DATA SEGMENT →
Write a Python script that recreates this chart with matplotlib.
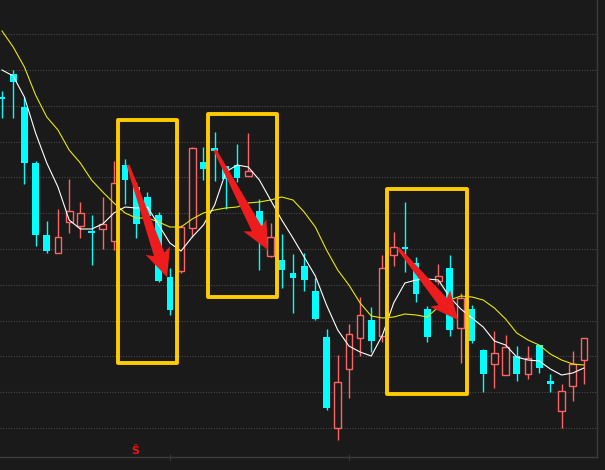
import numpy as np
import matplotlib.pyplot as plt
from matplotlib.patches import Rectangle, Polygon

# candle data (price units)
opens = [37.3, 39.6, 36.3, 30.7, 23.5, 21.7, 24.8, 24.4, 23.9, 24.1,
         22.9, 30.5, 28.3, 27.3, 25.5, 19.3, 19.9, 24.2, 30.8, 32.2,
         30.4, 30.5, 29.4, 25.9, 21.4, 21.0, 19.7, 20.4, 17.9, 13.3,
         4.2, 10.1, 13.2, 15.0, 13.4, 21.5, 22.3, 20.7, 16.1, 18.9,
         20.2, 14.2, 16.1, 12.0, 10.6, 9.5, 11.4, 9.6, 12.5, 8.9,
         5.9, 8.4, 11.0]
closes = [37.1, 38.8, 30.7, 23.5, 21.9, 23.3, 25.9, 25.7, 23.7, 24.6,
          28.7, 29.0, 24.6, 25.4, 18.9, 16.0, 24.3, 32.2, 30.1, 31.9,
          29.1, 29.2, 29.9, 24.1, 23.3, 20.0, 19.2, 19.0, 15.1, 6.2,
          8.8, 13.6, 15.5, 12.9, 20.2, 22.3, 22.1, 17.6, 13.3, 19.4,
          14.0, 17.2, 12.9, 9.6, 11.7, 12.3, 9.6, 11.2, 10.2, 8.6,
          7.9, 10.6, 13.2]
highs = [37.9, 40.0, 37.3, 30.9, 24.9, 26.1, 29.1, 26.8, 25.5, 27.3,
         30.9, 31.1, 28.8, 27.8, 25.8, 20.2, 24.5, 32.3, 32.3, 33.8,
         30.4, 32.6, 33.7, 27.1, 24.7, 23.6, 21.6, 21.7, 19.2, 14.1,
         11.5, 14.6, 17.3, 16.3, 21.5, 23.8, 26.8, 21.3, 16.4, 20.6,
         21.5, 17.7, 16.5, 12.1, 13.9, 13.5, 12.4, 12.4, 12.5, 9.6,
         8.6, 11.9, 13.2]
lows = [35.2, 35.2, 28.6, 22.4, 21.7, 21.7, 23.7, 23.2, 20.5, 22.1,
        22.0, 26.6, 23.2, 25.1, 18.8, 15.5, 19.7, 23.3, 29.0, 28.9,
        26.1, 28.8, 29.4, 20.0, 21.3, 18.2, 15.7, 17.9, 15.0, 6.0,
        3.0, 7.2, 11.4, 11.8, 12.8, 20.4, 19.8, 16.8, 12.8, 18.6,
        13.4, 10.7, 12.7, 7.8, 8.2, 9.5, 8.9, 9.1, 9.7, 7.8,
        4.2, 6.9, 8.6]

ma_white = [40.0, 39.4, 37.3, 33.7, 30.7, 28.3, 25.0, 24.1, 24.1, 24.6,
            25.7, 26.3, 26.2, 26.3, 24.5, 22.7, 21.9, 23.3, 24.5, 26.5,
            29.8, 30.5, 30.3, 29.0, 27.0, 25.0, 23.2, 21.3, 19.4, 16.5,
            14.0, 12.4, 11.8, 11.4, 13.5, 16.7, 18.7, 19.0, 19.1, 19.0,
            17.3, 16.1, 15.2, 14.3, 12.9, 12.5, 11.3, 11.0, 10.9, 10.1,
            9.5, 9.7, 10.2]
ma_yellow = [43.9, 42.3, 40.3, 37.5, 35.3, 34.0, 32.0, 30.7, 29.0, 27.8,
             26.7, 25.7, 25.2, 25.2, 24.8, 24.3, 24.3, 25.1, 25.7, 26.0,
             26.2, 26.3, 26.7, 26.8, 27.0, 27.3, 27.0, 25.8, 24.3, 22.0,
             20.0, 18.5, 16.7, 15.4, 15.2, 15.3, 15.6, 15.5, 15.3, 16.3,
             17.0, 17.4, 17.3, 17.0, 16.2, 15.1, 13.7, 13.0, 12.5, 11.6,
             11.0, 10.6, 10.5]

# highlight boxes: (x0, x1, y_bottom, y_top) in candle index / price
boxes = [(10.37, 15.64, 10.7, 35.0),
         (18.41, 24.58, 17.3, 35.6),
         (34.41, 41.56, 7.6, 28.1)]
# arrows: (x_tail, y_tail, x_tip, y_tip)
arrows = [(11.26, 30.5, 14.75, 19.3),
          (19.03, 32.0, 23.77, 22.0),
          (35.39, 22.2, 40.75, 15.0)]

bg = "#1a1a1a"
up_col = "#ff6464"
down_col = "#00ffff"

fig = plt.figure(figsize=(6.05, 4.70), dpi=100)
fig.patch.set_facecolor(bg)
ax = fig.add_axes([0, 13 / 470, 597 / 605, 457 / 470])
ax.set_facecolor(bg)

x = np.arange(len(opens))
o = np.array(opens)
c = np.array(closes)
up = c > o

# grid
for gy in np.arange(4.2, 45, 3.58):
    ax.axhline(gy, color="#555555", lw=0.8, ls=(0, (0.8, 1.6)), zorder=0)

# wicks
ax.vlines(x[up], np.array(lows)[up], np.array(highs)[up], color=up_col, lw=1, zorder=2)
ax.vlines(x[~up], np.array(lows)[~up], np.array(highs)[~up], color=down_col, lw=1, zorder=2)

# bodies
w = 0.6
bottom = np.minimum(o, c)
height = np.maximum(np.abs(c - o), 0.2)
ax.bar(x[up], height[up], w, bottom=bottom[up], facecolor=bg, edgecolor=up_col, lw=1, zorder=3)
ax.bar(x[~up], height[~up], w, bottom=bottom[~up], color=down_col, lw=0, zorder=3)

# moving averages
ax.plot(x, ma_yellow, color="#e8e800", lw=0.8, zorder=4)
ax.plot(x, ma_white, color="white", lw=0.8, zorder=4)

# boxes
for x0, x1, y0, y1 in boxes:
    ax.add_patch(Rectangle((x0, y0), x1 - x0, y1 - y0, fill=False, edgecolor="#ffcc00",
                           lw=2.8, joinstyle="round", zorder=5))

ax.set_xlim(-0.179, 53.17)
ax.set_ylim(1.3, 47.0)

# arrows drawn in pixel space so the shape does not stretch
fig.canvas.draw()
for xt, yt, xh, yh in arrows:
    p0 = ax.transData.transform((xt, yt))
    p1 = ax.transData.transform((xh, yh))
    d = p1 - p0
    L = np.hypot(*d)
    u = d / L
    n = np.array([-u[1], u[0]])
    base = p1 - u * 24
    pts = [p0 + n * 1.5, base + n * 5.5, base - u * 4 + n * 13, p1,
           base - u * 4 - n * 13, base - n * 5.5, p0 - n * 1.5]
    ax.add_patch(Polygon(pts, closed=True, transform=None, facecolor="#ee1c1c",
                         edgecolor="none", zorder=6))

# marker under the axis
ax.text(11.9, 1.95, "Ŝ", color="#ee1111", fontsize=8, fontweight="bold",
        ha="center", va="center", zorder=6)

for s in ["top", "left"]:
    ax.spines[s].set_visible(False)
for s in ["bottom", "right"]:
    ax.spines[s].set_color("#3c3c3c")
    ax.spines[s].set_linewidth(1)
ax.set_yticks([])
ax.set_xticks([15, 31])
ax.set_xticklabels([])
ax.tick_params(axis="x", direction="inout", length=5, color="#3c3c3c")

fig.savefig("out.png", dpi=100, facecolor=bg)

TASK INSTRUCTIONS → Repeat the listing verbatim. Skip the pictures.

ANSWER TO THIS EXERCISE →
Write a Python script that recreates this chart with matplotlib.
import numpy as np
import matplotlib.pyplot as plt
from matplotlib.patches import Rectangle, Polygon

# candle data (price units)
opens = [37.3, 39.6, 36.3, 30.7, 23.5, 21.7, 24.8, 24.4, 23.9, 24.1,
         22.9, 30.5, 28.3, 27.3, 25.5, 19.3, 19.9, 24.2, 30.8, 32.2,
         30.4, 30.5, 29.4, 25.9, 21.4, 21.0, 19.7, 20.4, 17.9, 13.3,
         4.2, 10.1, 13.2, 15.0, 13.4, 21.5, 22.3, 20.7, 16.1, 18.9,
         20.2, 14.2, 16.1, 12.0, 10.6, 9.5, 11.4, 9.6, 12.5, 8.9,
         5.9, 8.4, 11.0]
closes = [37.1, 38.8, 30.7, 23.5, 21.9, 23.3, 25.9, 25.7, 23.7, 24.6,
          28.7, 29.0, 24.6, 25.4, 18.9, 16.0, 24.3, 32.2, 30.1, 31.9,
          29.1, 29.2, 29.9, 24.1, 23.3, 20.0, 19.2, 19.0, 15.1, 6.2,
          8.8, 13.6, 15.5, 12.9, 20.2, 22.3, 22.1, 17.6, 13.3, 19.4,
          14.0, 17.2, 12.9, 9.6, 11.7, 12.3, 9.6, 11.2, 10.2, 8.6,
          7.9, 10.6, 13.2]
highs = [37.9, 40.0, 37.3, 30.9, 24.9, 26.1, 29.1, 26.8, 25.5, 27.3,
         30.9, 31.1, 28.8, 27.8, 25.8, 20.2, 24.5, 32.3, 32.3, 33.8,
         30.4, 32.6, 33.7, 27.1, 24.7, 23.6, 21.6, 21.7, 19.2, 14.1,
         11.5, 14.6, 17.3, 16.3, 21.5, 23.8, 26.8, 21.3, 16.4, 20.6,
         21.5, 17.7, 16.5, 12.1, 13.9, 13.5, 12.4, 12.4, 12.5, 9.6,
         8.6, 11.9, 13.2]
lows = [35.2, 35.2, 28.6, 22.4, 21.7, 21.7, 23.7, 23.2, 20.5, 22.1,
        22.0, 26.6, 23.2, 25.1, 18.8, 15.5, 19.7, 23.3, 29.0, 28.9,
        26.1, 28.8, 29.4, 20.0, 21.3, 18.2, 15.7, 17.9, 15.0, 6.0,
        3.0, 7.2, 11.4, 11.8, 12.8, 20.4, 19.8, 16.8, 12.8, 18.6,
        13.4, 10.7, 12.7, 7.8, 8.2, 9.5, 8.9, 9.1, 9.7, 7.8,
        4.2, 6.9, 8.6]

ma_white = [40.0, 39.4, 37.3, 33.7, 30.7, 28.3, 25.0, 24.1, 24.1, 24.6,
            25.7, 26.3, 26.2, 26.3, 24.5, 22.7, 21.9, 23.3, 24.5, 26.5,
            29.8, 30.5, 30.3, 29.0, 27.0, 25.0, 23.2, 21.3, 19.4, 16.5,
            14.0, 12.4, 11.8, 11.4, 13.5, 16.7, 18.7, 19.0, 19.1, 19.0,
            17.3, 16.1, 15.2, 14.3, 12.9, 12.5, 11.3, 11.0, 10.9, 10.1,
            9.5, 9.7, 10.2]
ma_yellow = [43.9, 42.3, 40.3, 37.5, 35.3, 34.0, 32.0, 30.7, 29.0, 27.8,
             26.7, 25.7, 25.2, 25.2, 24.8, 24.3, 24.3, 25.1, 25.7, 26.0,
             26.2, 26.3, 26.7, 26.8, 27.0, 27.3, 27.0, 25.8, 24.3, 22.0,
             20.0, 18.5, 16.7, 15.4, 15.2, 15.3, 15.6, 15.5, 15.3, 16.3,
             17.0, 17.4, 17.3, 17.0, 16.2, 15.1, 13.7, 13.0, 12.5, 11.6,
             11.0, 10.6, 10.5]

# highlight boxes: (x0, x1, y_bottom, y_top) in candle index / price
boxes = [(10.37, 15.64, 10.7, 35.0),
         (18.41, 24.58, 17.3, 35.6),
         (34.41, 41.56, 7.6, 28.1)]
# arrows: (x_tail, y_tail, x_tip, y_tip)
arrows = [(11.26, 30.5, 14.75, 19.3),
          (19.03, 32.0, 23.77, 22.0),
          (35.39, 22.2, 40.75, 15.0)]

bg = "#1a1a1a"
up_col = "#ff6464"
down_col = "#00ffff"

fig = plt.figure(figsize=(6.05, 4.70), dpi=100)
fig.patch.set_facecolor(bg)
ax = fig.add_axes([0, 13 / 470, 597 / 605, 457 / 470])
ax.set_facecolor(bg)

x = np.arange(len(opens))
o = np.array(opens)
c = np.array(closes)
up = c > o

# grid
for gy in np.arange(4.2, 45, 3.58):
    ax.axhline(gy, color="#555555", lw=0.8, ls=(0, (0.8, 1.6)), zorder=0)

# wicks
ax.vlines(x[up], np.array(lows)[up], np.array(highs)[up], color=up_col, lw=1, zorder=2)
ax.vlines(x[~up], np.array(lows)[~up], np.array(highs)[~up], color=down_col, lw=1, zorder=2)

# bodies
w = 0.6
bottom = np.minimum(o, c)
height = np.maximum(np.abs(c - o), 0.2)
ax.bar(x[up], height[up], w, bottom=bottom[up], facecolor=bg, edgecolor=up_col, lw=1, zorder=3)
ax.bar(x[~up], height[~up], w, bottom=bottom[~up], color=down_col, lw=0, zorder=3)

# moving averages
ax.plot(x, ma_yellow, color="#e8e800", lw=0.8, zorder=4)
ax.plot(x, ma_white, color="white", lw=0.8, zorder=4)

# boxes
for x0, x1, y0, y1 in boxes:
    ax.add_patch(Rectangle((x0, y0), x1 - x0, y1 - y0, fill=False, edgecolor="#ffcc00",
                           lw=2.8, joinstyle="round", zorder=5))

ax.set_xlim(-0.179, 53.17)
ax.set_ylim(1.3, 47.0)

# arrows drawn in pixel space so the shape does not stretch
fig.canvas.draw()
for xt, yt, xh, yh in arrows:
    p0 = ax.transData.transform((xt, yt))
    p1 = ax.transData.transform((xh, yh))
    d = p1 - p0
    L = np.hypot(*d)
    u = d / L
    n = np.array([-u[1], u[0]])
    base = p1 - u * 24
    pts = [p0 + n * 1.5, base + n * 5.5, base - u * 4 + n * 13, p1,
           base - u * 4 - n * 13, base - n * 5.5, p0 - n * 1.5]
    ax.add_patch(Polygon(pts, closed=True, transform=None, facecolor="#ee1c1c",
                         edgecolor="none", zorder=6))

# marker under the axis
ax.text(11.9, 1.95, "Ŝ", color="#ee1111", fontsize=8, fontweight="bold",
        ha="center", va="center", zorder=6)

for s in ["top", "left"]:
    ax.spines[s].set_visible(False)
for s in ["bottom", "right"]:
    ax.spines[s].set_color("#3c3c3c")
    ax.spines[s].set_linewidth(1)
ax.set_yticks([])
ax.set_xticks([15, 31])
ax.set_xticklabels([])
ax.tick_params(axis="x", direction="inout", length=5, color="#3c3c3c")

fig.savefig("out.png", dpi=100, facecolor=bg)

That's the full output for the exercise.